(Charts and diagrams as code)
%%

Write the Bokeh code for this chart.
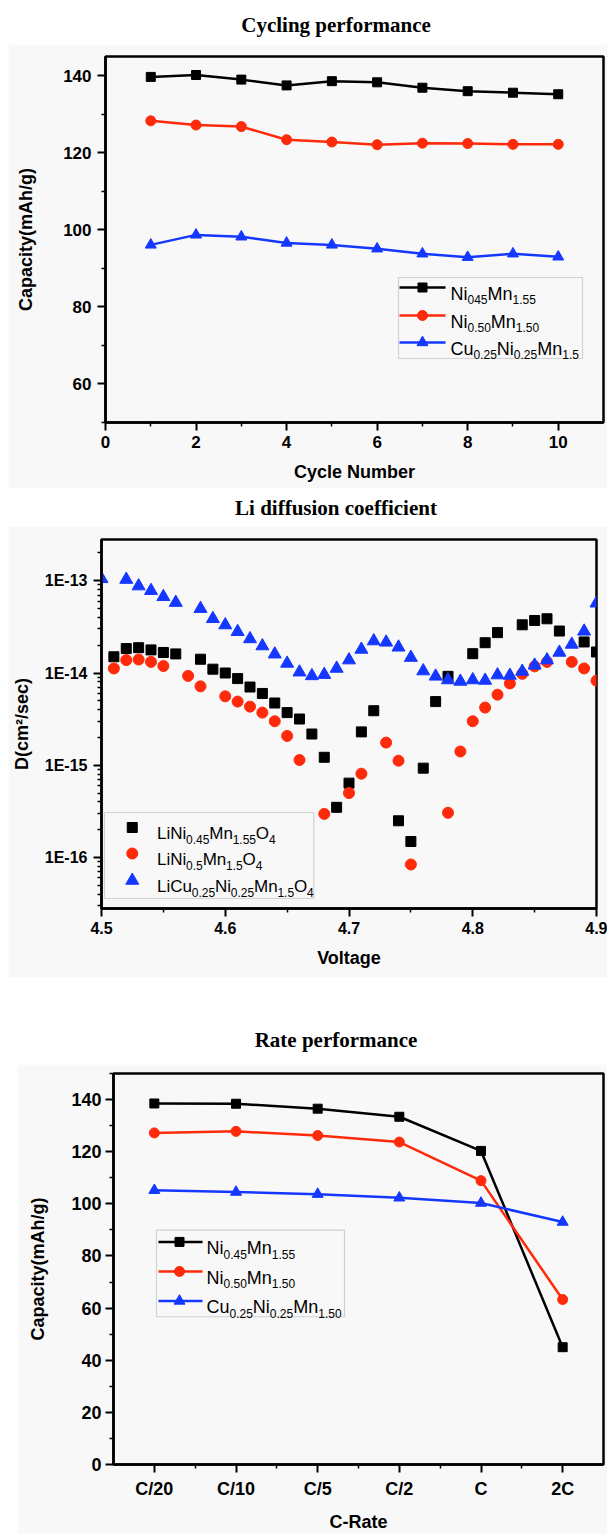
import math
from bokeh.plotting import figure
from bokeh.layouts import column, row
from bokeh.models import Range1d, FixedTicker, CustomJSTickFormatter, Spacer, BoxAnnotation
from bokeh.core.properties import value
from bokeh.embed import file_html
from bokeh.resources import INLINE

# ---------------- data ----------------
# Cycling performance
cycles = [1, 2, 3, 4, 5, 6, 7, 8, 9, 10]
cyc_ni045 = [139.7, 140.2, 139.0, 137.5, 138.6, 138.3, 136.9, 136.0, 135.6, 135.2]
cyc_ni050 = [128.3, 127.2, 126.8, 123.4, 122.8, 122.1, 122.5, 122.4, 122.2, 122.2]
cyc_cu = [96.1, 98.7, 98.2, 96.6, 96.1, 95.1, 93.8, 92.9, 93.8, 93.0]
cyc_labels = [
    [("Ni", 0), ("045", 1), ("Mn", 0), ("1.55", 1)],
    [("Ni", 0), ("0.50", 1), ("Mn", 0), ("1.50", 1)],
    [("Cu", 0), ("0.25", 1), ("Ni", 0), ("0.25", 1), ("Mn", 0), ("1.5", 1)],
]

# Li diffusion coefficient
v_ni045 = [4.51, 4.52, 4.53, 4.54, 4.55, 4.56, 4.58, 4.59, 4.60, 4.61, 4.62, 4.63, 4.64, 4.65,
           4.66, 4.67, 4.68, 4.69, 4.70, 4.71, 4.72, 4.74, 4.75, 4.76, 4.77, 4.78, 4.80, 4.81,
           4.82, 4.84, 4.85, 4.86, 4.87, 4.89, 4.90]
d_ni045 = [1.5e-14, 1.84e-14, 1.88e-14, 1.78e-14, 1.67e-14, 1.61e-14, 1.41e-14, 1.10e-14, 1.0e-14,
           8.7e-15, 7.05e-15, 6.0e-15, 4.73e-15, 3.72e-15, 3.17e-15, 2.18e-15, 1.22e-15, 3.5e-16,
           6.4e-16, 2.3e-15, 3.9e-15, 2.5e-16, 1.49e-16, 9.3e-16, 4.9e-15, 9.2e-15, 1.62e-14,
           2.13e-14, 2.74e-14, 3.33e-14, 3.71e-14, 3.87e-14, 2.85e-14, 2.17e-14, 1.69e-14]
v_ni050 = [4.51, 4.52, 4.53, 4.54, 4.55, 4.57, 4.58, 4.60, 4.61, 4.62, 4.63, 4.64, 4.65, 4.66,
           4.68, 4.70, 4.71, 4.73, 4.74, 4.75, 4.78, 4.79, 4.80, 4.81, 4.82, 4.83, 4.84, 4.85,
           4.86, 4.88, 4.89, 4.90]
d_ni050 = [1.12e-14, 1.38e-14, 1.40e-14, 1.32e-14, 1.19e-14, 9.3e-15, 7.17e-15, 5.59e-15, 4.9e-15,
           4.32e-15, 3.72e-15, 3.0e-15, 2.08e-15, 1.14e-15, 2.97e-16, 5.0e-16, 8.1e-16, 1.76e-15,
           1.12e-15, 8.4e-17, 3.05e-16, 1.41e-15, 3.0e-15, 4.22e-15, 5.82e-15, 7.7e-15, 9.8e-15,
           1.18e-14, 1.32e-14, 1.32e-14, 1.12e-14, 8.26e-15]
v_cu = [4.50, 4.52, 4.53, 4.54, 4.55, 4.56, 4.58, 4.59, 4.60, 4.61, 4.62, 4.63, 4.64, 4.65,
        4.66, 4.67, 4.68, 4.69, 4.70, 4.71, 4.72, 4.73, 4.74, 4.75, 4.76, 4.77, 4.78, 4.79,
        4.80, 4.81, 4.82, 4.83, 4.84, 4.85, 4.86, 4.87, 4.88, 4.89, 4.90]
d_cu = [1.05e-13, 1.03e-13, 8.75e-14, 7.8e-14, 6.7e-14, 5.8e-14, 4.98e-14, 3.87e-14, 3.31e-14,
        2.8e-14, 2.34e-14, 1.96e-14, 1.6e-14, 1.27e-14, 1.02e-14, 9.3e-15, 9.6e-15, 1.12e-14,
        1.38e-14, 1.8e-14, 2.22e-14, 2.15e-14, 1.9e-14, 1.47e-14, 1.05e-14, 9.2e-15, 8.4e-15,
        8.1e-15, 8.4e-15, 8.3e-15, 9.5e-15, 9.4e-15, 1.04e-14, 1.21e-14, 1.38e-14, 1.67e-14,
        2.04e-14, 2.83e-14, 5.7e-14]
dif_labels = [
    [("LiNi", 0), ("0.45", 1), ("Mn", 0), ("1.55", 1), ("O", 0), ("4", 1)],
    [("LiNi", 0), ("0.5", 1), ("Mn", 0), ("1.5", 1), ("O", 0), ("4", 1)],
    [("LiCu", 0), ("0.25", 1), ("Ni", 0), ("0.25", 1), ("Mn", 0), ("1.5", 1), ("O", 0), ("4", 1)],
]

# Rate performance
rates = ["C/20", "C/10", "C/5", "C/2", "C", "2C"]
rate_ni045 = [138.5, 138.4, 136.5, 133.4, 120.3, 45.0]
rate_ni050 = [127.2, 127.8, 126.2, 123.7, 108.9, 63.3]
rate_cu = [105.2, 104.5, 103.7, 102.3, 100.3, 93.0]
rate_labels = [
    [("Ni", 0), ("0.45", 1), ("Mn", 0), ("1.55", 1)],
    [("Ni", 0), ("0.50", 1), ("Mn", 0), ("1.50", 1)],
    [("Cu", 0), ("0.25", 1), ("Ni", 0), ("0.25", 1), ("Mn", 0), ("1.50", 1)],
]

# ---------------- style ----------------
BLACK = "#000000"
RED = "#ff2a0a"
BLUE = "#1438ff"
BG = "#f8f8f8"
SANS = "Liberation Sans"
SERIF = "Liberation Serif"

W = {"L": 556, "i": 222, "N": 722, "M": 833, "n": 556, "O": 778, "C": 722, "u": 556, ".": 278}


def text_w(s, fs):
    return sum(W.get(ch, 556) for ch in s) * fs / 1000.0


def title_fig(text, height, left, top):
    t = figure(width=607, height=height, toolbar_location=None, output_backend="svg",
               title=text, x_axis_location=None, y_axis_location=None,
               min_border_left=left, min_border_right=0, min_border_top=top, min_border_bottom=0,
               x_range=Range1d(0, 1), y_range=Range1d(0, 1))
    t.grid.visible = False
    t.outline_line_color = None
    t.border_fill_color = "white"
    t.background_fill_color = "white"
    t.title.text_font = SERIF
    t.title.text_font_style = "bold"
    t.title.text_font_size = "21px"
    t.title.align = "center"
    t.title.text_color = "black"
    return t


def style_fig(p, lab_fs="17px", title_fs="18px"):
    p.grid.visible = False
    p.border_fill_color = BG
    p.background_fill_color = BG
    p.outline_line_color = "black"
    p.outline_line_width = 2.5
    for ax in (p.xaxis[0], p.yaxis[0]):
        ax.axis_line_width = 2.5
        ax.axis_line_color = "black"
        ax.major_tick_line_width = 2
        ax.minor_tick_line_width = 1.5
        ax.major_tick_out = 8
        ax.major_tick_in = 0
        ax.minor_tick_out = 4
        ax.minor_tick_in = 0
        ax.major_label_text_font = SANS
        ax.major_label_text_font_style = "bold"
        ax.major_label_text_font_size = lab_fs
        ax.major_label_text_color = "black"
        ax.axis_label_text_font = SANS
        ax.axis_label_text_font_style = "bold"
        ax.axis_label_text_font_size = title_fs
        ax.axis_label_text_color = "black"


def make_legend(p, mapx, mapy, box, entries, line_x, mark_x, text_x, fs, sfs, drop, with_line=True):
    l, t, r, b = box
    p.add_layout(BoxAnnotation(left=mapx(l), right=mapx(r), top=mapy(t), bottom=mapy(b),
                               fill_color=BG, fill_alpha=1, line_color="#7a7a7a", line_width=1.2,
                               level="underlay"))
    for (ey, color, marker, msize, parts) in entries:
        if with_line:
            p.line([mapx(line_x[0]), mapx(line_x[1])], [mapy(ey), mapy(ey)], line_color=color, line_width=2.5)
        p.scatter([mapx(mark_x)], [mapy(ey)], marker=marker, size=msize, color=color)
        cx = text_x
        base = ey + fs * 0.36
        for s, sub in parts:
            f = sfs if sub else fs
            yb = base + (drop if sub else 0)
            p.text(x=[mapx(cx)], y=[mapy(yb)], text=[s], text_font=value(SANS),
                   text_font_size=f"{f}px", text_baseline="alphabetic", text_align="left",
                   text_color="black")
            cx += text_w(s, f)


# ---------------- panel 1: cycling ----------------
X1 = (0, 11)
Y1 = (50, 145)
FW1, FH1 = 498, 366
p1 = figure(width=599, height=444, toolbar_location=None, output_backend="svg",
            x_range=Range1d(*X1), y_range=Range1d(*Y1),
            min_border_left=97, min_border_right=4, min_border_top=12, min_border_bottom=66)
style_fig(p1)
p1.xaxis.ticker = FixedTicker(ticks=[0, 2, 4, 6, 8, 10], minor_ticks=[1, 3, 5, 7, 9])
p1.yaxis.ticker = FixedTicker(ticks=[60, 80, 100, 120, 140], minor_ticks=[50, 70, 90, 110, 130])
p1.xaxis.axis_label = "Cycle Number"
p1.yaxis.axis_label = "Capacity(mAh/g)"
p1.xaxis.major_label_standoff = 5
p1.xaxis.axis_label_standoff = 11
p1.yaxis.major_label_standoff = 6
p1.yaxis.axis_label_standoff = 24
for ys, c, m, s in ((cyc_ni045, BLACK, "square", 9), (cyc_ni050, RED, "circle", 10), (cyc_cu, BLUE, "triangle", 11)):
    p1.line(cycles, ys, line_color=c, line_width=2.5)
    p1.scatter(cycles, ys, marker=m, size=s, color=c)

mx1 = lambda px: X1[0] + px / FW1 * (X1[1] - X1[0])
my1 = lambda py: Y1[1] - py / FH1 * (Y1[1] - Y1[0])
make_legend(p1, mx1, my1, (293, 221, 477, 302),
            [(231, BLACK, "square", 9, cyc_labels[0]), (259, RED, "circle", 10, cyc_labels[1]),
             (286, BLUE, "triangle", 11, cyc_labels[2])],
            (294, 340), 317, 345, 18, 12, 6)

# ---------------- panel 2: diffusion ----------------
X2 = (4.5, 4.9)
Y2 = (2.8e-17, 2.8e-13)
FW2, FH2 = 499, 369
p2 = figure(width=599, height=451, toolbar_location=None, output_backend="svg",
            x_range=Range1d(*X2), y_range=Range1d(*Y2), y_axis_type="log",
            min_border_left=89, min_border_right=11, min_border_top=13, min_border_bottom=69)
style_fig(p2, lab_fs="16px")
p2.xaxis.ticker = FixedTicker(ticks=[4.5, 4.6, 4.7, 4.8, 4.9], minor_ticks=[4.55, 4.65, 4.75, 4.85])
minor_log = [m * 10.0 ** e for e in range(-17, -12) for m in range(2, 10)]
p2.yaxis.ticker = FixedTicker(ticks=[1e-16, 1e-15, 1e-14, 1e-13], minor_ticks=minor_log)
p2.yaxis.formatter = CustomJSTickFormatter(code="return '1E' + Math.round(Math.log10(tick));")
p2.xaxis.axis_label = "Voltage"
p2.yaxis.axis_label = "D(cm²/sec)"
p2.xaxis.major_label_standoff = 5
p2.xaxis.axis_label_standoff = 11
p2.yaxis.major_label_standoff = 6
p2.yaxis.axis_label_standoff = 10
p2.scatter(v_ni045, d_ni045, marker="square", size=10, color=BLACK)
p2.scatter(v_ni050, d_ni050, marker="circle", size=11, color=RED)
p2.scatter(v_cu, d_cu, marker="triangle", size=13, color=BLUE)

mx2 = lambda px: X2[0] + px / FW2 * (X2[1] - X2[0])
ly0, ly1 = math.log10(Y2[0]), math.log10(Y2[1])
my2 = lambda py: 10 ** (ly1 - py / FH2 * (ly1 - ly0))
make_legend(p2, mx2, my2, (3, 273, 214, 359),
            [(288, BLACK, "square", 10, dif_labels[0]), (314, RED, "circle", 11, dif_labels[1]),
             (341, BLUE, "triangle", 13, dif_labels[2])],
            (0, 0), 31, 56, 17, 12, 5.5, with_line=False)

# ---------------- panel 3: rate ----------------
X3 = (0.5, 6.5)
Y3 = (0, 150)
FW3, FH3 = 490, 397
xr = list(range(1, len(rates) + 1))
p3 = figure(width=590, height=470, toolbar_location=None, output_backend="svg",
            x_range=Range1d(*X3), y_range=Range1d(*Y3),
            min_border_left=96, min_border_right=4, min_border_top=9, min_border_bottom=64)
style_fig(p3, lab_fs="18px")
p3.xaxis.ticker = FixedTicker(ticks=xr, minor_ticks=[1.5, 2.5, 3.5, 4.5, 5.5])
p3.xaxis.major_label_overrides = {i: r for i, r in zip(xr, rates)}
p3.yaxis.ticker = FixedTicker(ticks=[0, 20, 40, 60, 80, 100, 120, 140],
                              minor_ticks=[10, 30, 50, 70, 90, 110, 130, 150])
p3.xaxis.axis_label = "C-Rate"
p3.yaxis.axis_label = "Capacity(mAh/g)"
p3.xaxis.major_label_standoff = 6
p3.xaxis.axis_label_standoff = 10
p3.yaxis.major_label_standoff = 4
p3.yaxis.axis_label_standoff = 20
for ys, c, m, s in ((rate_ni045, BLACK, "square", 9), (rate_ni050, RED, "circle", 10), (rate_cu, BLUE, "triangle", 11)):
    p3.line(xr, ys, line_color=c, line_width=2.5)
    p3.scatter(xr, ys, marker=m, size=s, color=c)

mx3 = lambda px: X3[0] + px / FW3 * (X3[1] - X3[0])
my3 = lambda py: Y3[1] - py / FH3 * (Y3[1] - Y3[0])
make_legend(p3, mx3, my3, (43, 159, 231, 247),
            [(171, BLACK, "square", 9, rate_labels[0]), (201, RED, "circle", 10, rate_labels[1]),
             (231, BLUE, "triangle", 11, rate_labels[2])],
            (45, 89), 66, 93, 18, 12, 6)

# ---------------- layout ----------------
t1 = title_fig("Cycling performance", 39, 60, 14)
t2 = title_fig("Li diffusion coefficient", 38, 30, 12)
t3 = title_fig("Rate performance", 44, 64, 8)

layout = column(
    Spacer(width=607, height=5),
    t1,
    row(Spacer(width=8, height=444), p1),
    t2,
    row(Spacer(width=8, height=451), p2),
    Spacer(width=607, height=43),
    t3,
    row(Spacer(width=17, height=470), p3),
    spacing=0,
)

with open("out.html", "w") as f:
    f.write(file_html(layout, INLINE, title="charts"))
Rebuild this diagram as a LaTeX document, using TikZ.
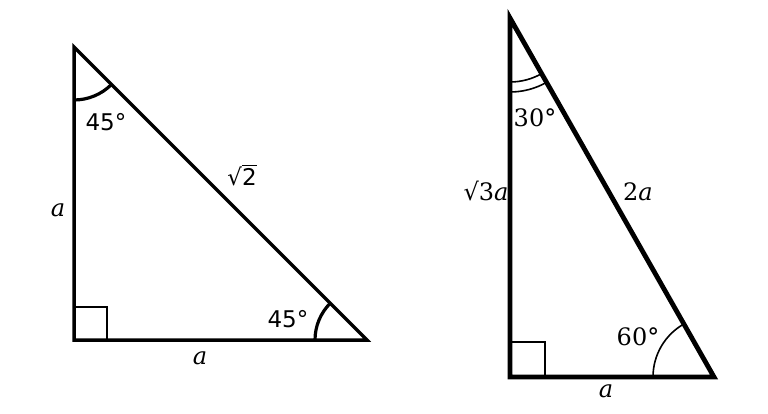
\documentclass[tikz,border=0pt]{standalone}
\usepackage{fontspec}
\setmainfont{DejaVu Serif}
\setsansfont{DejaVu Sans}
\usetikzlibrary{calc}
\begin{document}
\begin{tikzpicture}[x=1pt,y=1pt,line join=miter,
  lbl/.style={inner sep=0pt,font=\fontsize{24}{28}\selectfont},
  slbl/.style={inner sep=0pt,font=\sffamily\fontsize{23}{26}\selectfont}]
\useasboundingbox (0,0) rectangle (768,413);
% left triangle
\coordinate (A) at (74,366);
\coordinate (B) at (74,73);
\coordinate (C) at (367,73);
\draw[line width=1.4pt] (B) rectangle (107,106);
\draw[line width=3.5pt] (A) -- (B) -- (C) -- cycle;
\draw[line width=3.2pt] ($(A)+(270:53)$) arc[start angle=270,end angle=315,radius=53];
\draw[line width=3.2pt] ($(C)+(180:52)$) arc[start angle=180,end angle=135,radius=52];
\node[slbl] (t1) at (106,291) {45°};
\node[slbl] (t2) at (288,94) {45°};
\node[lbl] (la) at (58,203) {\textit{a}};
\node[lbl] (lb) at (200,55) {\textit{a}};
\node[slbl,anchor=base] (lc) at (242,228) {√\vbox{\hrule height 0.9pt\kern2.5pt\hbox{2}}};
% right triangle
\coordinate (D) at (510,395);
\coordinate (E) at (510,36);
\coordinate (F) at (714,36);
\draw[line width=1.5pt] (E) rectangle (545,71);
\draw[line width=4.8pt] (D) -- (E) -- (F) -- cycle;
\draw[line width=1.6pt] ($(D)+(270:64)$) arc[start angle=270,end angle=299.6,radius=64];
\draw[line width=1.6pt] ($(D)+(270:74)$) arc[start angle=270,end angle=299.6,radius=74];
\draw[line width=1.6pt] ($(F)+(180:61)$) arc[start angle=180,end angle=119.6,radius=61];
\node[lbl] (r1) at (535,295) {30°};
\node[lbl] (r2) at (638,76) {60°};
\node[lbl] (ra) at (486,222) {√3\textit{a}};
\node[lbl] (rb) at (638,221) {2\textit{a}};
\node[lbl] (rc) at (606,22) {\textit{a}};
\end{tikzpicture}
\end{document}
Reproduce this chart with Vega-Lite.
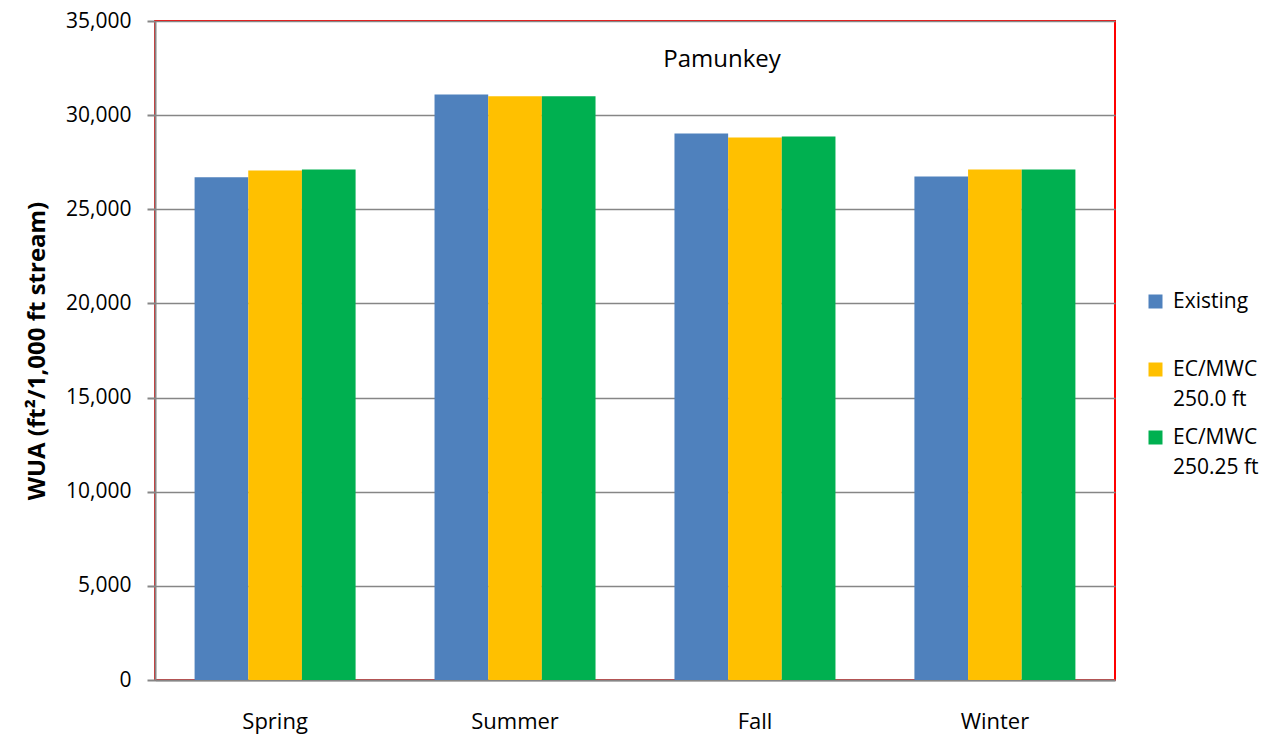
{
  "$schema": "https://vega.github.io/schema/vega-lite/v6.json",
  "width": 960,
  "height": 659,
  "autosize": {"type": "none"},
  "padding": {"left": 155, "top": 21, "right": 164, "bottom": 58},
  "background": "white",
  "title": {
    "text": "Pamunkey",
    "anchor": "middle",
    "dx": 87,
    "dy": 66,
    "font": "Open Sans",
    "fontSize": 24,
    "fontWeight": "normal",
    "color": "#000000"
  },
  "data": {
    "values": [
      {"season": "Spring", "scenario": "Existing", "wua": 26700},
      {"season": "Spring", "scenario": "EC/MWC|250.0 ft", "wua": 27060},
      {"season": "Spring", "scenario": "EC/MWC|250.25 ft", "wua": 27115},
      {"season": "Summer", "scenario": "Existing", "wua": 31100},
      {"season": "Summer", "scenario": "EC/MWC|250.0 ft", "wua": 31000},
      {"season": "Summer", "scenario": "EC/MWC|250.25 ft", "wua": 31000},
      {"season": "Fall", "scenario": "Existing", "wua": 29030},
      {"season": "Fall", "scenario": "EC/MWC|250.0 ft", "wua": 28815},
      {"season": "Fall", "scenario": "EC/MWC|250.25 ft", "wua": 28870},
      {"season": "Winter", "scenario": "Existing", "wua": 26745},
      {"season": "Winter", "scenario": "EC/MWC|250.0 ft", "wua": 27115},
      {"season": "Winter", "scenario": "EC/MWC|250.25 ft", "wua": 27115}
    ]
  },
  "mark": {"type": "bar"},
  "encoding": {
    "x": {
      "field": "season",
      "type": "nominal",
      "sort": ["Spring", "Summer", "Fall", "Winter"],
      "scale": {"paddingInner": 0.329, "paddingOuter": 0.165},
      "axis": {
        "title": null,
        "labelAngle": 0,
        "labelFont": "Open Sans",
        "labelFontSize": 22,
        "labelColor": "#000000",
        "labelPadding": 31,
        "ticks": false,
        "domainColor": "#868686",
        "domainWidth": 2,
        "grid": false
      }
    },
    "xOffset": {
      "field": "scenario",
      "type": "nominal",
      "sort": ["Existing", "EC/MWC|250.0 ft", "EC/MWC|250.25 ft"],
      "scale": {"paddingInner": 0, "paddingOuter": 0}
    },
    "y": {
      "field": "wua",
      "type": "quantitative",
      "scale": {"domain": [0, 35000], "nice": false},
      "axis": {
        "title": "WUA (ft²/1,000 ft stream)",
        "titleFont": "Open Sans",
        "titleFontSize": 24,
        "titleFontWeight": "bold",
        "titleColor": "#000000",
        "titlePadding": 16,
        "values": [0, 5000, 10000, 15000, 20000, 25000, 30000, 35000],
        "format": ",d",
        "labelFont": "Open Sans",
        "labelFontSize": 21,
        "labelColor": "#000000",
        "labelPadding": 16,
        "tickSize": 8,
        "tickColor": "#868686",
        "tickWidth": 2,
        "domainColor": "#868686",
        "domainWidth": 2,
        "grid": true,
        "gridColor": "#868686",
        "gridWidth": 1.5
      }
    },
    "color": {
      "field": "scenario",
      "type": "nominal",
      "sort": ["Existing", "EC/MWC|250.0 ft", "EC/MWC|250.25 ft"],
      "scale": {
        "domain": ["Existing", "EC/MWC|250.0 ft", "EC/MWC|250.25 ft"],
        "range": ["#4F81BD", "#FFC000", "#00B050"]
      },
      "legend": {
        "title": null,
        "orient": "none",
        "legendX": 990,
        "legendY": 270,
        "labelExpr": "datum.label == 'Existing' ? ['Existing', ' '] : split(datum.label, '|')",
        "labelFont": "Open Sans",
        "labelFontSize": 21,
        "labelColor": "#000000",
        "labelOffset": 7,
        "symbolType": "square",
        "symbolSize": 196,
        "symbolStrokeWidth": 0,
        "rowPadding": 16
      }
    }
  },
  "config": {
    "view": {"stroke": "#FF0000", "strokeWidth": 2},
    "style": {"guide-label": {"lineHeight": 30}}
  }
}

%%

_Requirements:_ Only the lines from the top of the records through the line with "from bokeh.resources import INLINE" belong in the copy; write them out exactly, leaving out pictures.

_Problem solution:_
Write the Bokeh code for this chart.
import math
from bokeh.plotting import figure
from bokeh.layouts import column, row
from bokeh.models import Range1d, FixedTicker, CustomJSTickFormatter, Spacer, BoxAnnotation
from bokeh.core.properties import value
from bokeh.embed import file_html
from bokeh.resources import INLINE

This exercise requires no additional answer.